В Беларуси были и есть IT-компании, которые работали на местный рынок и активно сотрудничали с властями. Например, BelHard, которая пыталась превращать Беларусь не только в IT-экспортера, но и в IT-страну. Я думаю, что в этом направлении можно развиваться. 

Несмотря ни на что IT-отрасль очень сильная. Она может использоваться как движок для развития и модернизации Беларуси — экономики, образования, торговли, промышленности, сельского хозяйства, логистики и так далее.

В принципе образ IT-страны — хороший. 

Например, как идея о том, что в Беларуси создаются IT-продукты, которые обкатываются внутри страны, а затем экспортируются в мир. Естественно для этого должно меняться отношение в системе госуправления к этому. 

Это означает, что, например, такой стартап как OneSoil, чтобы он не ушел из Беларуси, должен был получить карт-бланш и поддержку от Минсельхозпрода на развитие своих разработок. 

В любом случае я сужу глазами 2019 года — я не был в Беларуси уже больше двух лет. Думаю, что есть немалые изменения в госаппарате, где прошли чистки открытых и ориентированных на реформы людей. 

Тем не менее, я думаю, что какой-то потенциал сохранился и если изменятся политические и геополитические условия, то у Беларуси есть возможности быстро интегрироваться в глобальную экономику. 

Хорошо бы.

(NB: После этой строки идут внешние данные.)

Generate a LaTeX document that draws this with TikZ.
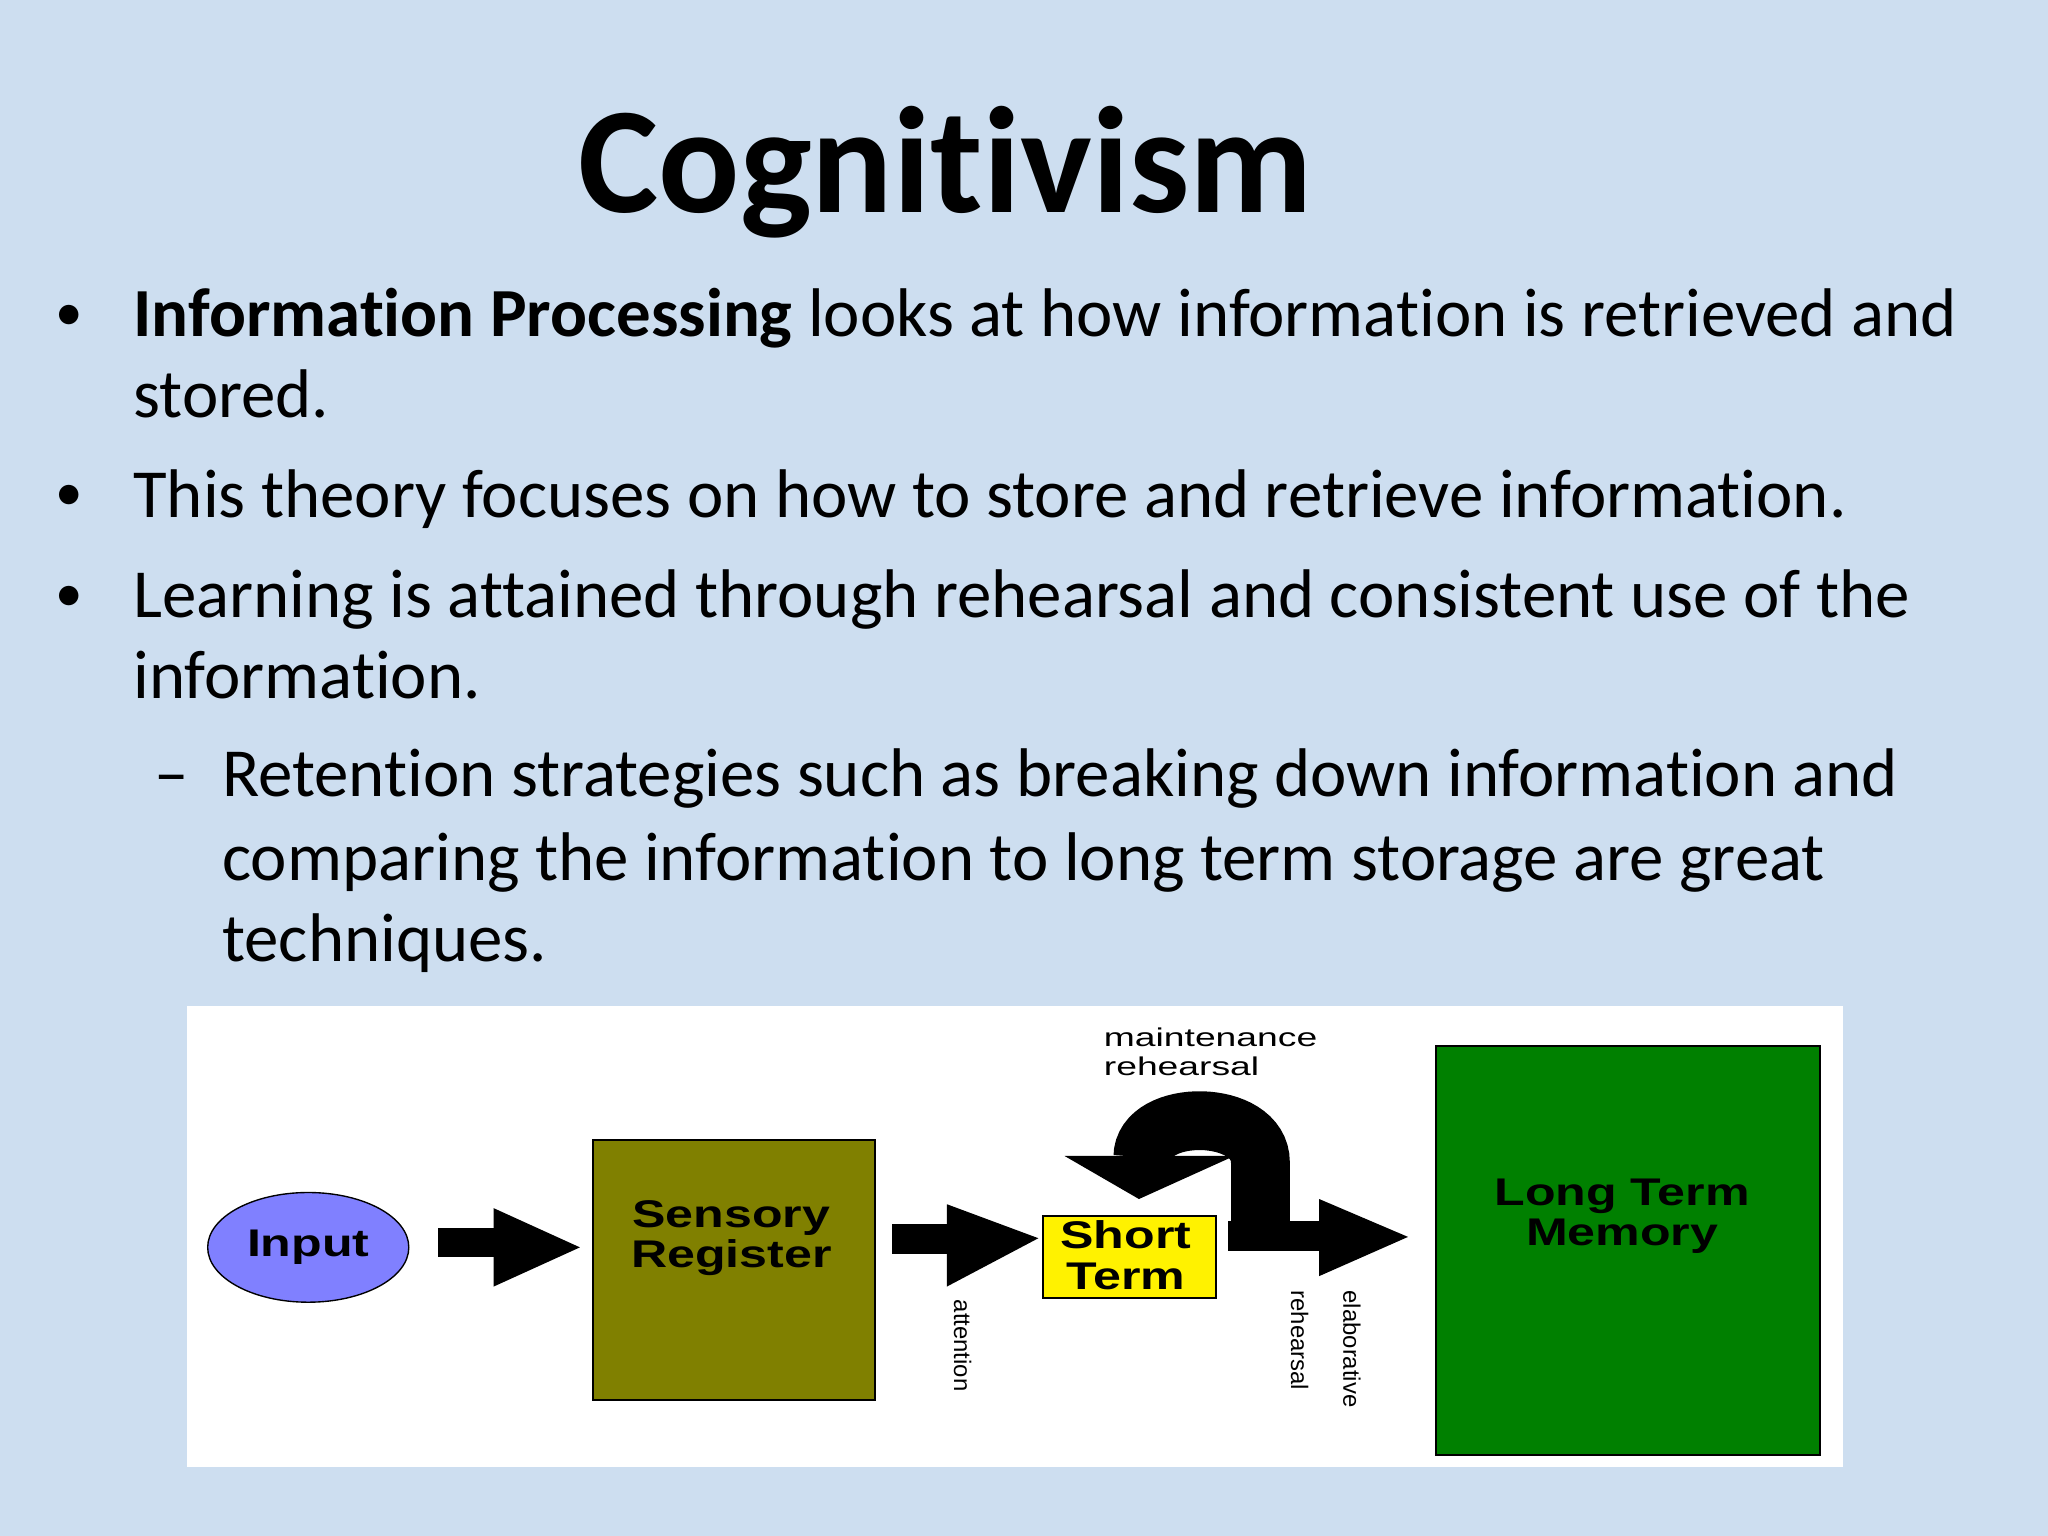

Не стоит ли Беларуси сместить акценты с производственной сферы на сферу услуг? Все-таки у нас нет собственной ресурсной базы даже для тех производств, которые есть.

— Во-первых, это уже происходит. IT-отрасль как раз пример. Или логистика и транспорт — беларусские компании оказывали свои услуги, связывая крупные рынки стран, с которыми соседствует Беларусь.

Во-вторых — в Германии и Швейцарии тоже мало собственного сырья, тем не менее в этих странах очень сильные производства, потому что есть инновационная система и необходимые кадры. Поэтому сырье — не аргумент, если Беларусь вернется к нормальным отношениям с соседями и глобализированный мир возобновится. 

Мир может стать более региональным, но даже в таком мире, как мне кажется, именно у Беларуси есть конкурентные преимущества, чтобы стать лоукост-хабом в Европе как в производстве, так и в сфере услуг.